When all transactions go through one route, you lose the ability to adapt. Smart routing enables a more flexible approach: route certain segments through providers that historically approve them more reliably, while still keeping risk rules consistent with your business requirements.

4. No structured retry strategy

Not all declines are equal. Some are final (e.g., invalid card), but others are temporary or situational (e.g., timeouts, intermittent network issues, soft declines).

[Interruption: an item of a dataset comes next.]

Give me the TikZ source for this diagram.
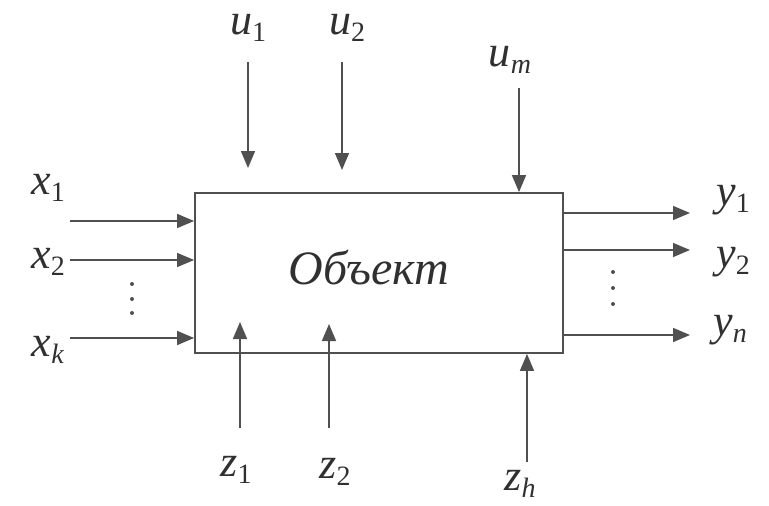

Without disciplined retry logic, businesses typically fall into one of two traps:

  • Retry too aggressively → increased costs, more friction, and potential negative issuer signals
  • Never retry → leaving recoverable revenue on the table

With routing + cascading, retries can be controlled: only attempt a fallback route when it’s appropriate, and stop when the signals suggest it won’t help.

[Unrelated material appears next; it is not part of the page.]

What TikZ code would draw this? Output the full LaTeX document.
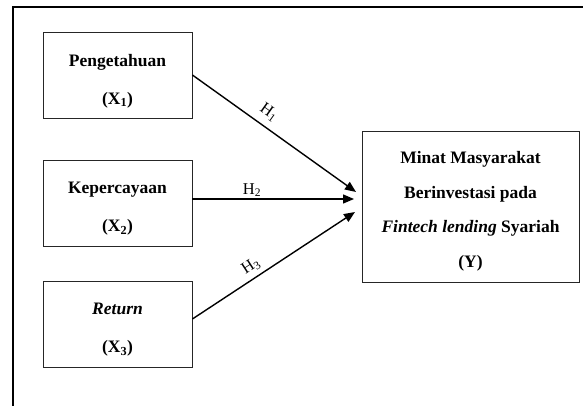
\documentclass[tikz,border=0pt]{standalone}
\usepackage{fontspec}
\setmainfont{Liberation Serif}
\usetikzlibrary{arrows.meta}
\begin{document}
\begin{tikzpicture}[x=1pt,y=-1pt,
  varbox/.style={draw=black!85,line width=0.8pt,rectangle,inner sep=0pt},
  vartext/.style={inner sep=0pt,align=center,
    font=\fontsize{17.5}{38}\selectfont\bfseries},
  ytext/.style={vartext,font=\fontsize{17.5}{34.5}\selectfont\bfseries},
  path/.style={line width=1.4pt,-{Triangle[length=11pt,width=9pt]}},
  hyp/.style={font=\fontsize{16.5}{16.5}\selectfont,inner sep=0pt}]
  \useasboundingbox (0,0) rectangle (583,406);
  % outer frame (top and left edges)
  \draw[line width=1.3pt] (13,406) -- (13,7) -- (583,7);
  % independent variables
  \node[varbox,minimum width=149pt,minimum height=86pt] (b1) at (117.5,75) {};
  \node[varbox,minimum width=149pt,minimum height=86pt] (b2) at (117.5,203) {};
  \node[varbox,minimum width=149pt,minimum height=86pt] (b3) at (117.5,324) {};
  \node[vartext] (b1t) at ([yshift=-6pt]b1.center) {Pengetahuan\\(X\textsubscript{1})};
  \node[vartext] (b2t) at ([yshift=-6pt]b2.center) {Kepercayaan\\(X\textsubscript{2})};
  \node[vartext] (b3t) at ([yshift=-6pt]b3.center) {\textit{Return}\\(X\textsubscript{3})};
  % dependent variable
  \node[varbox,minimum width=217pt,minimum height=151pt] (y) at (470.5,206.5) {};
  \node[ytext] (yt) at ([yshift=-5pt]y.center)
    {Minat Masyarakat\\Berinvestasi pada\\\textit{Fintech lending} Syariah\\(Y)};
  % arrow tips
  \coordinate (t1) at (356,192);
  \coordinate (t2) at (354,199);
  \coordinate (t3) at (355,212);
  \draw[path] (b1.east) -- (t1);
  \draw[path] ([yshift=4pt]b2.east) -- (t2);
  \draw[path] ([yshift=5pt]b3.east) -- (t3);
  % hypothesis labels
  \node[hyp,rotate=-35.5] (h1) at (269,112) {H\textsubscript{1}};
  \node[hyp] (h2) at (252,190) {H\textsubscript{2}};
  \node[hyp,rotate=33] (h3) at (251,266) {H\textsubscript{3}};
\end{tikzpicture}
\end{document}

Benefits of Smart Payment Routing

Smart routing is most valuable when you’re optimising outcomes that directly affect revenue and customer experience.

  • Higher approval rates: routes each payment to the provider/path most likely to succeed for that transaction context, helping reduce avoidable declines.
  • Fewer failed transactions (and less checkout friction): improves payment completion without asking customers to “try again,” protecting the checkout experience.
  • Revenue optimisation: converts more ‘ready-to-buy’ customers by improving authorisation success — often one of the fastest ways to lift revenue without changing pricing or UX.
  • Stronger performance in cross-border markets: helps address regional and currency-related conversion gaps by aligning transactions with routes that perform better for specific geographies.
  • Greater resilience and uptime: if a PSP experiences downtime, latency spikes, or instability, smart routing can avoid degraded routes and keep payments flowing.
  • Cost-aware processing: balances conversion and fees by choosing cost-efficient routes when performance is comparable, and performance-first routes when it matters most.
  • Controlled fallback with cascading (when appropriate): enables structured second attempts via an alternative route for retry-eligible failures, recovering revenue while avoiding blind retries.
  • Better visibility into payment performance: makes routing measurable so teams can compare outcomes by provider, market, currency, and payment method, then improve decisions over time.

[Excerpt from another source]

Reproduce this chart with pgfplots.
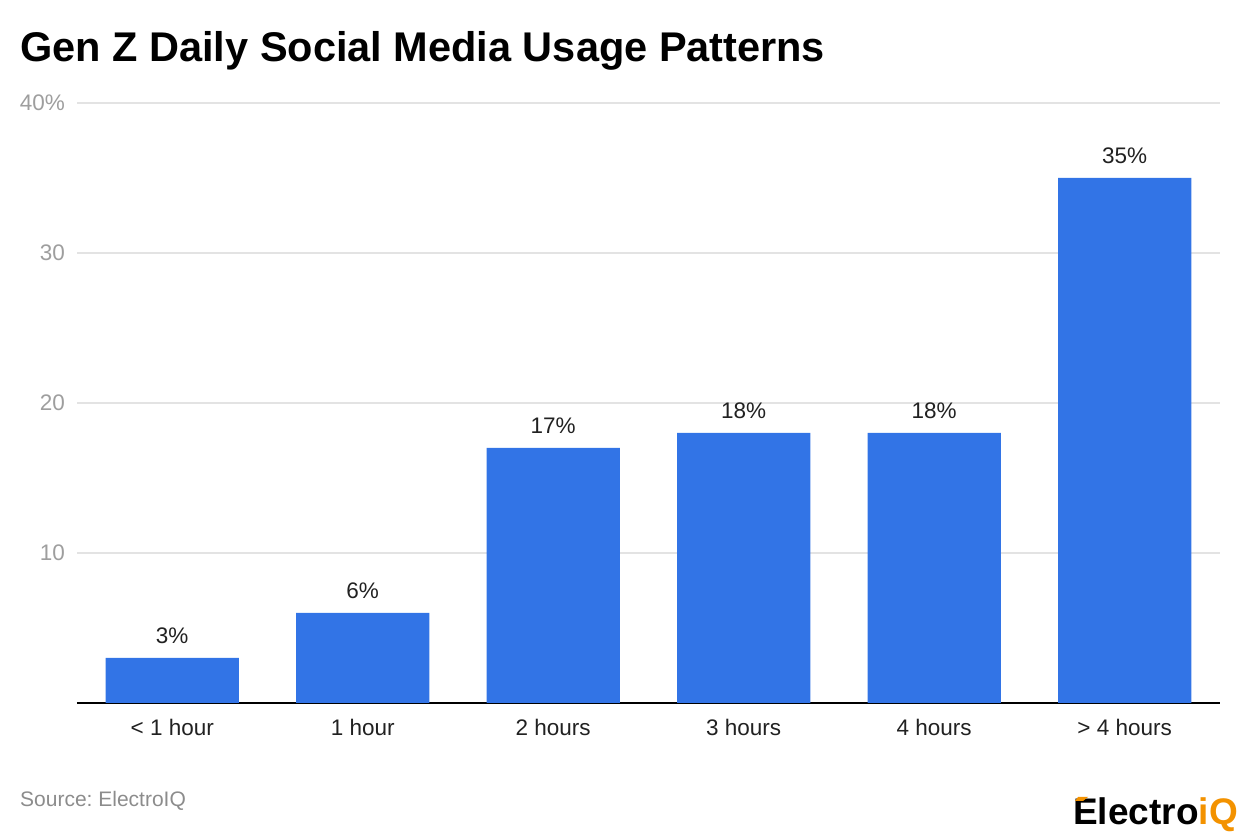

When Businesses Should Consider Smart Routing

Not every business needs sophisticated routing on day one. But there are clear signals that indicate smart routing will pay off. You should consider smart routing if you have:

  • Meaningful payment volume (enough data to observe patterns by region, currency, issuer behaviour)
  • Multiple markets or cross-border traffic (where one provider doesn’t perform equally well everywhere)
  • More than one PSP/acquirer (or plans to add redundancy)
  • Noticeable decline pockets (certain countries, card types, or time windows underperform)
  • A need to balance cost vs approvals (especially when fees vary by route, region, or method)

Typical examples include e-commerce businesses scaling internationally, where approval rates can vary by country, currency, and issuer behavior; subscription companies, where failed renewals lead to involuntary churn and improving recurring payment success directly protects retention; and platforms or marketplaces, where multiple payment flows across different regions and currencies make a single static route unreliable, so selecting the most suitable route per transaction helps maintain consistent payment performance.

Final Thoughts

Payments are too important to rely on a single route behaving perfectly every day. Smart routing adds resilience by keeping alternative paths available and choosing routes based on performance, availability, and business rules. The result is a more stable checkout experience and fewer lost transactions during provider issues. If you want payments to feel dependable as you scale, look for a payment orchestration company that treats routing as an ongoing performance program.